Treating Surgeon Allowed to Give Expert Evidence Despite Non-Compliance With Rules of Court
Although the BC Supreme Court Rules have strict requirements with respect to the admission of expert opinion evidence Rule 11-7(6) gives the Court a wide discretion to dispense with these if “the interests of justice require it“. Reasons for judgement were released this week by the BC Supreme Court, Vancouver Registry, demonstrating this discretion.
In this week’s case (Milliken v. Rowe) the Plaintiff was injured in a 2007 collision. At trial the Plaintiff presented expert opinion evidence from a privately retained physiatrist. The Plaintiff’s treating orthopaedic surgeon was also called to the stand, however, he was not called as an expert witness but rather as a witness of fact. Despite this limitation the Court exercised its discretion under Rule 11-7(6) and permitted the treating surgeon to give opinion evidence addressing diagnosis and prognosis. In doing so Mr. Justice Davies provided the following reasons:
 Dr. Zarkadas was not called as an expert witness at trial but he is obviously a well-qualified orthopaedic surgeon. He is also Ms. Milliken’s treating physician concerning her right shoulder difficulties.

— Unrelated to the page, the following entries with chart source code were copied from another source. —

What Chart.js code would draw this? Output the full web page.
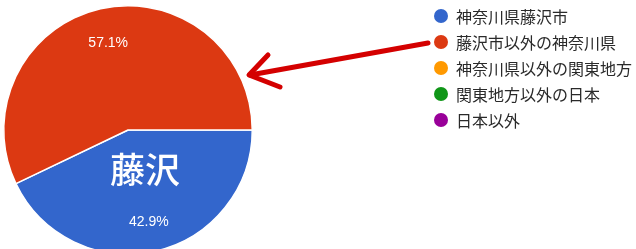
<!DOCTYPE html>
<html>
<head>
<meta charset="utf-8">
<script src="https://cdn.jsdelivr.net/npm/chart.js@4.4.1/dist/chart.umd.min.js"></script>
<style>
html,body{margin:0;padding:0;background:#fff;overflow:hidden;width:636px;height:249px;}
#wrap{position:relative;width:636px;height:258px;}
</style>
</head>
<body>
<div id="wrap"><canvas id="c" width="636" height="258"></canvas></div>
<script>
const categories = ["神奈川県藤沢市", "藤沢市以外の神奈川県", "神奈川県以外の関東地方", "関東地方以外の日本", "日本以外"];
const values = [42.9, 57.1, 0, 0, 0];
const colors = ["#3366cc", "#dc3912", "#ff9900", "#109618", "#990099"];
const sliceLabels = ["42.9%", "57.1%", "", "", ""];
const centerNote = "藤沢";

const cjk = '"Noto Sans CJK JP", "Noto Sans", sans-serif';
const latin = '"Liberation Sans", Arial, sans-serif';

const overlay = {
  id: 'overlay',
  afterDatasetsDraw(chart) {
    const ctx = chart.ctx;
    const meta = chart.getDatasetMeta(0);
    ctx.save();
    const labelR = [0.76, 0.72];
    meta.data.forEach((arc, i) => {
      if (!sliceLabels[i]) return;
      const mid = (arc.startAngle + arc.endAngle) / 2;
      const r = arc.outerRadius * (labelR[i] || 0.73);
      const x = arc.x + Math.cos(mid) * r;
      const y = arc.y + Math.sin(mid) * r;
      ctx.fillStyle = '#ffffff';
      ctx.font = '14px ' + latin;
      ctx.textAlign = 'center';
      ctx.textBaseline = 'middle';
      ctx.fillText(sliceLabels[i], x, y);
    });
    const a0 = meta.data[0];
    ctx.font = '500 35px ' + cjk;
    ctx.fillStyle = '#ffffff';
    ctx.textAlign = 'center';
    ctx.textBaseline = 'middle';
    ctx.fillText(centerNote, a0.x + 17, a0.y + 40);

    // legend
    const lx = 441, ly0 = 16, step = 26;
    categories.forEach((c, i) => {
      const y = ly0 + i * step;
      ctx.beginPath();
      ctx.arc(lx, y, 7, 0, Math.PI * 2);
      ctx.fillStyle = colors[i];
      ctx.fill();
      ctx.fillStyle = '#2a2a2a';
      ctx.font = '16px ' + cjk;
      ctx.textAlign = 'left';
      ctx.textBaseline = 'middle';
      ctx.fillText(c, 456, y + 1);
    });

    // arrow annotation
    ctx.strokeStyle = '#d40000';
    ctx.lineWidth = 5;
    ctx.lineCap = 'round';
    ctx.lineJoin = 'round';
    ctx.beginPath();
    ctx.moveTo(428, 43);
    ctx.lineTo(250, 75);
    ctx.stroke();
    ctx.beginPath();
    ctx.moveTo(268, 55);
    ctx.lineTo(249, 75);
    ctx.lineTo(280, 87);
    ctx.stroke();
    ctx.restore();
  }
};

new Chart(document.getElementById('c'), {
  type: 'pie',
  data: {
    labels: categories,
    datasets: [{
      data: values,
      backgroundColor: colors,
      borderColor: '#ffffff',
      borderWidth: 1.5
    }]
  },
  options: {
    responsive: false,
    animation: false,
    rotation: 90,
    layout: { padding: { left: 3, top: 5, right: 383, bottom: 3 } },
    plugins: {
      legend: { display: false },
      tooltip: { enabled: false }
    }
  },
  plugins: [overlay]
});
</script>
</body>
</html>
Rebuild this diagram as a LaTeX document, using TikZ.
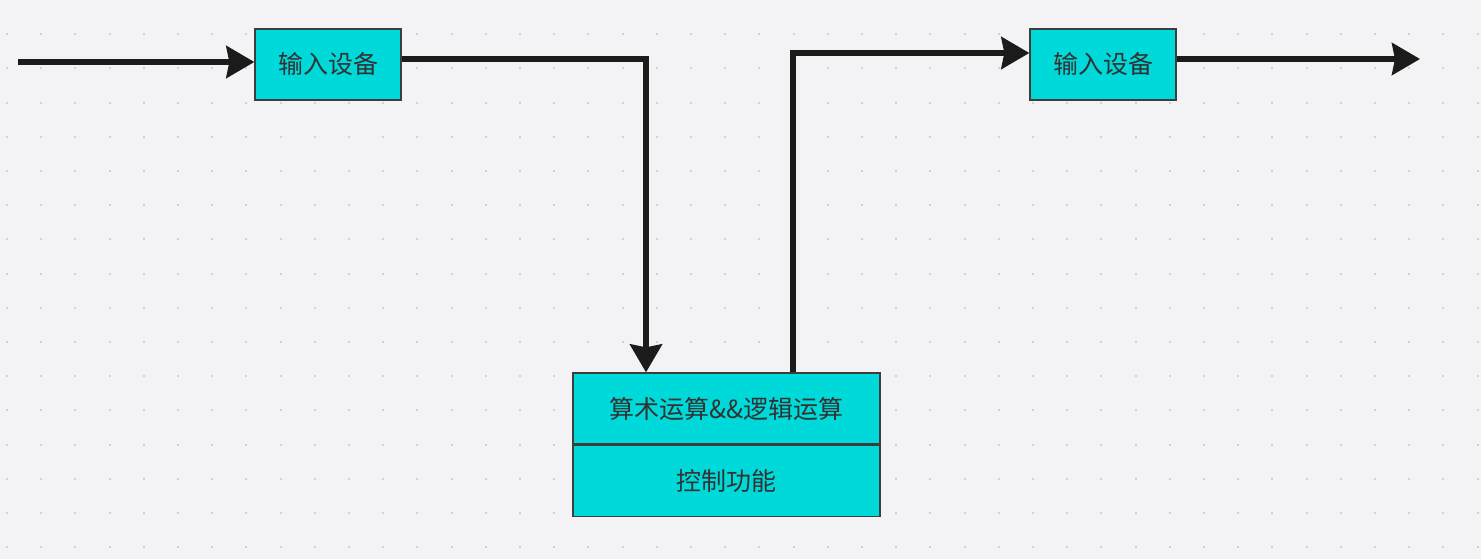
\documentclass[tikz,border=0pt]{standalone}
\usepackage{fontspec}
\newfontfamily\cjk{Noto Sans CJK SC}
\usetikzlibrary{arrows.meta,positioning}
\definecolor{bgcol}{HTML}{F3F3F5}
\definecolor{dotcol}{HTML}{D2D2D6}
\definecolor{boxcol}{HTML}{00D9D9}
\definecolor{ink}{HTML}{1B1B1B}
\tikzset{
  every picture/.style={line join=miter},
  unit/.style={draw=ink!85, line width=1.3pt, fill=boxcol, text=ink!90,
    font=\cjk\fontsize{25}{30}\selectfont, inner sep=0pt},
  flow/.style={draw=ink, line width=5.5pt,
    -{Stealth[length=28pt,width=32pt,inset=3pt]}},
}
\begin{document}
\begin{tikzpicture}[x=1pt,y=-1pt]
\useasboundingbox[fill=bgcol] (0,0) rectangle (1481,559);
% dotted canvas
\foreach \i in {0,...,43}{
  \foreach \j in {1,...,16}{
    \fill[dotcol] (7+34.2*\i-1,34.2*\j-1) rectangle ++(2,2);
  }
}
\node[unit, minimum width=146pt, minimum height=71pt] (in1) at (328,64.5) {输入设备};
\node[unit, minimum width=146pt, minimum height=71pt] (in2) at (1103,64.5) {输入设备};
\node[unit, minimum width=307pt, minimum height=71pt] (alu) at (726.5,408.5) {算术运算\&\&逻辑运算};
\node[unit, minimum width=307pt, minimum height=71pt, below=0pt of alu] (ctl) {控制功能};
\coordinate (src) at (18,62);
\coordinate (dst) at (1420,59);
\draw[flow] (src) -- (src -| in1.west);
\draw[flow] ([yshift=5.5pt]in1.east) -| ([xshift=-80.5pt]alu.north);
\draw[flow] ([xshift=66.5pt]alu.north) |- ([yshift=11.5pt]in2.west);
\draw[flow] (in2.east |- dst) -- (dst);
\end{tikzpicture}
\end{document}
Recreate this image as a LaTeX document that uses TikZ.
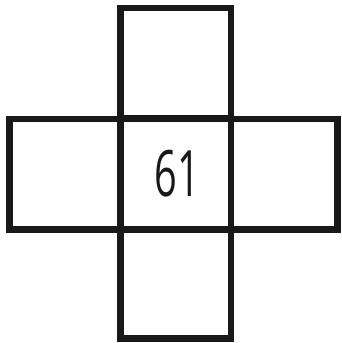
\documentclass[tikz,border=0pt]{standalone}
\usepackage{fontspec}
\usepackage{graphicx}
\newfontfamily\handfont{Open Sans}
\begin{document}
\begin{tikzpicture}[x=1pt,y=-1pt,
  cell/.style={draw=black!90, line width=6.5pt, inner sep=0pt, minimum width=110.5pt, minimum height=110.5pt, anchor=center},
  digits/.style={font=\handfont\fontsize{64}{64}\selectfont, text=black!90}]
\useasboundingbox (0,0) rectangle (341,343);
\node[cell] (top) at (175.75,63.25) {};
\node[cell] (left) at (64.75,174.25) {};
\node[cell, minimum width=106.5pt] (right) at (284.25,174.25) {};
\node[cell, minimum height=108.5pt] (bottom) at (175.75,284.25) {};
\node[cell] (center) at (175.75,174.25) {};
\node[digits] (num) at (177,174) {\scalebox{0.62}[1]{61}};
\end{tikzpicture}
\end{document}
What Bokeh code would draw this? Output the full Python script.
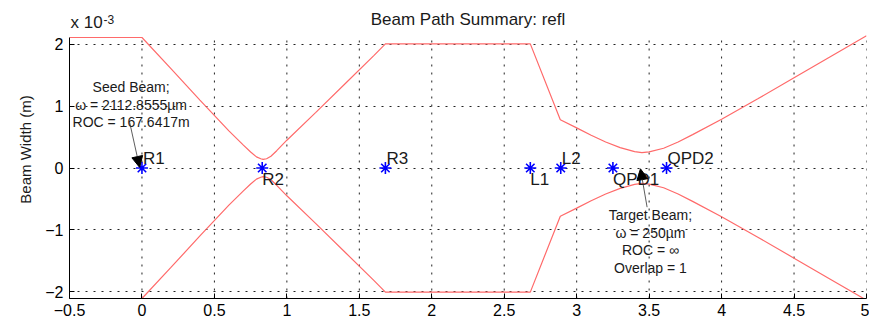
from bokeh.plotting import figure
from bokeh.models import FixedTicker, Arrow, NormalHead, ColumnDataSource
from bokeh.core.properties import value
from bokeh.embed import file_html
from bokeh.resources import INLINE

# ---- data (beam width in units of 1e-3 m) ----
path_x = [-0.5, 0.0, 0.2, 0.4, 0.6, 0.7, 0.75, 0.79, 0.82, 0.836, 0.86, 0.89, 0.93,
          1.0, 1.2, 1.4, 1.6, 1.68, 2.68, 2.887, 3.0, 3.1, 3.2, 3.3, 3.4, 3.45, 3.5,
          3.6, 3.7, 3.8, 4.0, 4.25, 4.5, 4.75, 5.0]
width_upper = [2.113, 2.113, 1.61, 1.10, 0.60, 0.37, 0.26, 0.18, 0.15, 0.14, 0.15, 0.19, 0.28,
               0.45, 0.90, 1.36, 1.82, 2.01, 2.01, 0.78, 0.65, 0.53, 0.42, 0.33, 0.265, 0.25, 0.26,
               0.32, 0.42, 0.54, 0.79, 1.12, 1.46, 1.80, 2.14]
width_lower = [-w for w in width_upper]

comp_names = ["R1", "R2", "R3", "L1", "L2", "QPD1", "QPD2"]
comp_x = [0.0, 0.83, 1.68, 2.68, 2.89, 3.25, 3.62]
comp_y = [0, 0, 0, 0, 0, 0, 0]

x_ticks = [-0.5, 0, 0.5, 1, 1.5, 2, 2.5, 3, 3.5, 4, 4.5, 5]
x_tick_labels = ["-0.5", "0", "0.5", "1", "1.5", "2", "2.5", "3", "3.5", "4", "4.5", "5"]
y_ticks = [-2, -1, 0, 1, 2]
y_tick_labels = ["-2", "-1", "0", "1", "2"]
x_limits = (-0.5, 5.0)
y_limit = 2.1128555

title_text = "Beam Path Summary: refl"
exponent_base = "x 10"
exponent_power = "-3"

seed_lines = ["Seed Beam;", "\u03c9 = 2112.8555\u00b5m", "ROC = 167.6417m"]
seed_anchor = (-0.075, 1.02)
seed_arrow = (-0.085, 0.74, -0.016, 0.01)
target_lines = ["Target Beam;", "\u03c9 = 250\u00b5m", "ROC = \u221e", "Overlap = 1"]
target_anchor = (3.509, -1.19)
target_arrow = (3.486, -0.634, 3.44, -0.013)

FONT = "Liberation Sans"
TEXT_COLOR = "#1a1a1a"

# layout (pixels)
W, H = 869, 325
AX_TOP = 37        # pixel gap between canvas top and the axes box top
BORDER_B = 27
axes_h = H - AX_TOP - BORDER_B
y_top = y_limit + AX_TOP * (2 * y_limit) / axes_h   # frame extends above the axes box

p = figure(width=W, height=H, x_range=x_limits, y_range=(-y_limit, y_top),
           output_backend="svg", toolbar_location=None,
           min_border_left=69, min_border_right=3, min_border_top=0, min_border_bottom=BORDER_B)
p.outline_line_color = None
p.background_fill_color = "white"
p.border_fill_color = "white"

for ax, ticks, labels in ((p.xaxis[0], x_ticks, x_tick_labels), (p.yaxis[0], y_ticks, y_tick_labels)):
    ax.ticker = FixedTicker(ticks=ticks)
    ax.major_label_overrides = {f"{t:g}": lab for t, lab in zip(ticks, labels)}
    ax.axis_line_color = "black"
    ax.major_tick_line_color = "black"
    ax.major_tick_in = 5
    ax.major_tick_out = 0
    ax.minor_tick_line_color = None
    ax.major_label_text_font = FONT
    ax.major_label_text_font_size = "16px"
    ax.major_label_text_color = "black"

p.yaxis.bounds = (-y_limit, y_limit)
p.xaxis.major_label_standoff = 5
p.yaxis.major_label_standoff = 6
p.yaxis.axis_label = "Beam Width (m)"
p.yaxis.axis_label_text_font = FONT
p.yaxis.axis_label_text_font_size = "15px"
p.yaxis.axis_label_text_font_style = "normal"
p.yaxis.axis_label_text_color = TEXT_COLOR
p.yaxis.axis_label_standoff = 8

GRID = dict(line_color="#222222", line_dash="2 6", line_width=1)
p.xgrid.visible = False
p.ygrid.grid_line_color = GRID["line_color"]
p.ygrid.grid_line_dash = GRID["line_dash"]
p.ygrid.grid_line_width = 1
# vertical grid lines limited to the axes box
p.segment(x0=x_ticks, y0=[-y_limit] * len(x_ticks), x1=x_ticks, y1=[y_limit] * len(x_ticks), **GRID)

# beam envelope
p.line(path_x, width_upper, line_color="#ff6a6a", line_width=1.2)
p.line(path_x, width_lower, line_color="#ff6a6a", line_width=1.2)

# components
p.scatter(comp_x, comp_y, marker="asterisk", size=12, line_color="#0000ff", line_width=1.6)
above = ColumnDataSource(dict(x=comp_x[0::2], y=comp_y[0::2], t=comp_names[0::2]))
below = ColumnDataSource(dict(x=comp_x[1::2], y=comp_y[1::2], t=comp_names[1::2]))
p.text(x="x", y="y", text="t", source=above, text_font=value(FONT), text_font_size="17px",
       text_color=TEXT_COLOR, text_baseline="bottom", text_align="left", x_offset=1, y_offset=0)
p.text(x="x", y="y", text="t", source=below, text_font=value(FONT), text_font_size="17px",
       text_color=TEXT_COLOR, text_baseline="top", text_align="left", x_offset=0, y_offset=2)

# annotations
def block(lines, anchor):
    n = len(lines)
    src = ColumnDataSource(dict(x=[anchor[0]] * n, y=[anchor[1]] * n, t=lines,
                                yo=[(i - (n - 1) / 2) * 17.5 for i in range(n)]))
    p.text(x="x", y="y", text="t", y_offset="yo", source=src, text_font=value(FONT),
           text_font_size="14px", text_color=TEXT_COLOR, text_align="center",
           text_baseline="middle")

block(seed_lines, seed_anchor)
block(target_lines, target_anchor)

for (xs, ys, xe, ye) in (seed_arrow, target_arrow):
    p.add_layout(Arrow(end=NormalHead(size=11, fill_color="black", line_color="black"),
                       x_start=xs, y_start=ys, x_end=xe, y_end=ye,
                       line_color="#333333", line_width=0.8))

# title and exponent, placed above the axes box
mid_x = (x_limits[0] + x_limits[1]) / 2
p.text(x=[mid_x], y=[y_limit], text=[title_text], text_font=value(FONT), text_font_size="17px",
       text_color=TEXT_COLOR, text_align="center", text_baseline="bottom", y_offset=-9)
p.text(x=[x_limits[0]], y=[y_limit], text=[exponent_base], text_font=value(FONT),
       text_font_size="17px", text_color=TEXT_COLOR, text_align="left",
       text_baseline="bottom", x_offset=1, y_offset=-6)
p.text(x=[x_limits[0]], y=[y_limit], text=[exponent_power], text_font=value(FONT),
       text_font_size="12px", text_color=TEXT_COLOR, text_align="left",
       text_baseline="bottom", x_offset=34, y_offset=-14)

open("out.html", "w").write(file_html(p, INLINE))
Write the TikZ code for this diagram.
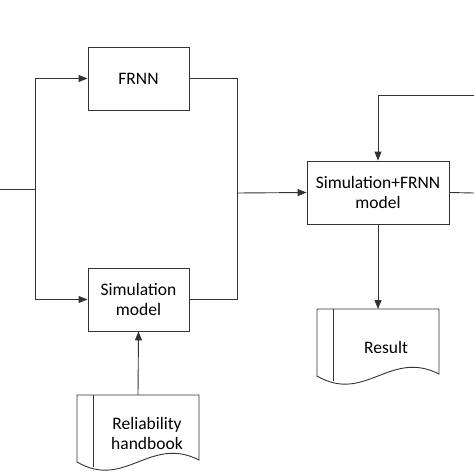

 As such he was able to assist me in assessing Ms. Milliken’s future prospects if the surgery is undertaken or if it is not. To that extent, his more immediate involvement with and treatment of Ms. Milliken allows insight that was not previously available to Dr. Andrew Travlos (adduced as opinion evidence by the plaintiff) arising from his examinations and enquiries six months earlier.
 In those circumstances, notwithstanding the failure of the plaintiff to seek to have Dr. Zarkadas qualified to provide opinion evidence, I determined to receive his evidence concerning his diagnosis and prognosis related to Ms. Milliken’s right shoulder injuries.
 I did so over the objection of the defendant because of my belief that the determination of damages in this case should be based upon the best evidence available.
 In my opinion, the ability to achieve a just result should be served, rather than thwarted, by the application of procedural rules.
 The Court’s power to exercise discretion to allow relief from the harsh consequences of non-compliance with procedural rules recognizes that principle.
 I also, however, recognized that the defendant could be prejudiced by the admission and consideration of Dr. Zarkadas’ prognostic evidence if not given an opportunity to answer it.
 I accordingly provided the defendant an opportunity to consider whether to call rebuttal evidence before rendering judgment.
 I was subsequently informed that the defendant did not intend to do so.